The city council there authorized a sizable budget to Meurer and let him turn over day-to-day city operations to his assistant, giving him carte blanche to do whatever was necessary to convince the BRAC commission its recommendation was wrong.

Then the mayor gave him mission guidance — “When it’s over, don’t look back and say, ‘I wish I had done this or that.’”

According to the Army, “Meurer has done more for the military in Monterey than anyone over the last 32 years. He’s helped the community deal with Fort Ord closing, helped prevent the closures of the Defense Language Institute Foreign Language Center and Naval Postgraduate School, developed a business model that saved the city of Monterey and the Army millions of dollars on maintenance, and been the voice of reason amidst fiscal crises and other emergencies.”

Meurer said he works as a consultant for the Panetta Institute on how to move into the future and also on national security issues.Leon Panetta is the former secretary of defense and director of the CIA, director of the budget, Bill Clinton’s chief of staff and served as a congressman.

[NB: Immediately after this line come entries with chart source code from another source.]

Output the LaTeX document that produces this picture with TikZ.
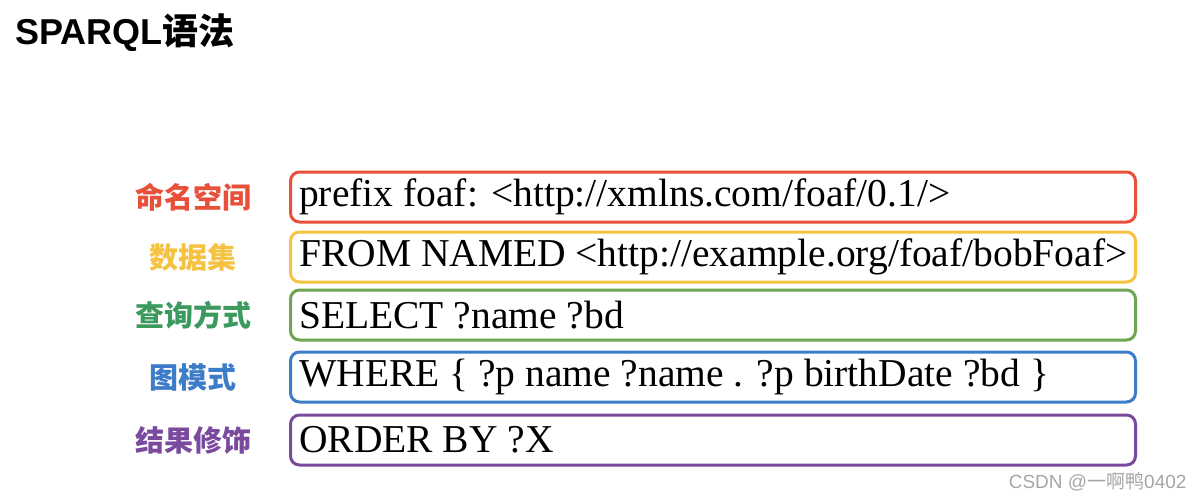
\documentclass[tikz,border=0pt]{standalone}
\usepackage{fontspec}
\setmainfont{Liberation Serif}
\newfontfamily\cjk{Noto Sans CJK SC}
\newfontfamily\lsans{Liberation Sans}
\definecolor{cr}{HTML}{E8503A}
\definecolor{cy}{HTML}{F5C242}
\definecolor{cg}{HTML}{6FA552}
\definecolor{cgl}{HTML}{3C9A5F}
\definecolor{cb}{HTML}{3D7CC9}
\definecolor{cp}{HTML}{7A4A9E}
\begin{document}
\begin{tikzpicture}[x=1pt,y=-1pt,
  rowbox/.style={draw=#1,line width=3pt,rounded corners=9pt,minimum width=845pt,minimum height=50pt,anchor=west,inner sep=0pt},
  rowtext/.style={anchor=west,inner sep=0pt,font=\fontsize{39.5}{42}\selectfont},
  rowlabel/.style={text=#1,font=\cjk\bfseries\fontsize{29}{32}\selectfont,anchor=center}]
\useasboundingbox[fill=white] (0,0) rectangle (1198,501);
\node[anchor=west,font=\lsans\bfseries\fontsize{36}{40}\selectfont,inner sep=0pt] (title) at (15,33) {SPARQL{\cjk\bfseries 语法}};
\foreach \i/\y/\c/\lc/\lab/\txt in {
 1/197/cr/cr/命名空间/{prefix foaf: <http://xmlns.com/foaf/0.1/>},
 2/257/cy/cy/数据集/{FROM NAMED <http://example.org/foaf/bobFoaf>},
 3/315/cg/cgl/查询方式/{SELECT ?name ?bd},
 4/377/cb/cb/图模式/{WHERE \{ ?p name ?name . ?p birthDate ?bd \}},
 5/440/cp/cp/结果修饰/{ORDER BY ?X}}{
  \node[rowbox=\c] (b\i) at (289,\y) {};
  \node[rowtext] (t\i) at (299,\y) {\txt};
  \node[rowlabel=\lc] (l\i) at (193,\y) {\lab};
}
\node[anchor=east,text=gray!70,font=\lsans\fontsize{19}{21}\selectfont] (wm) at (1190,482) {CSDN @{\cjk 一啊鸭}0402};
\end{tikzpicture}
\end{document}
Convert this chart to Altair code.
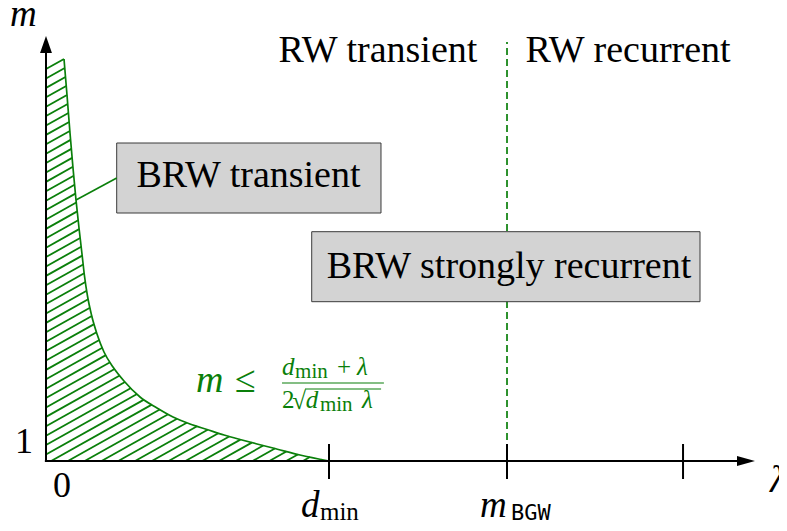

LRAFB and the local community, while not as widely integrated with the local community as Monterey, nearby towns and the Presidio there, have a long-standing history of private/public/military partnerships, most notably with local residents taxing themselves $5 million to help build the Jacksonville/Little Rock Air Force Base Joint Education Center, a consortium of colleges now located in a new building on the base but outside the fence.

There is currently a dilapidated public elementary school on LRAFB, but the Air Force has offered to make land available for a new elementary school — with some construction money likely to come from the Department of Defense.

Land may also be offered on base but outside the wire for a new high school when the new Jacksonville-North Pulaski County School District completes its breakaway from the Pulaski County Special School District.

The greater Jacksonville area, in cooperation with Little Rock Air Force Base, has twice won the Abilene Trophy for greatest community support among the nation’s Air Mobility Wings.

Meurer said that, while he didn’t have a chance to visit the air base, he had driven by the Joint Education Center, calling it “a pretty terrific partnership.

“I’m very impressed with the (Col. Patrick Rhatigan) base commander and his focus on partnership,” Meurer said.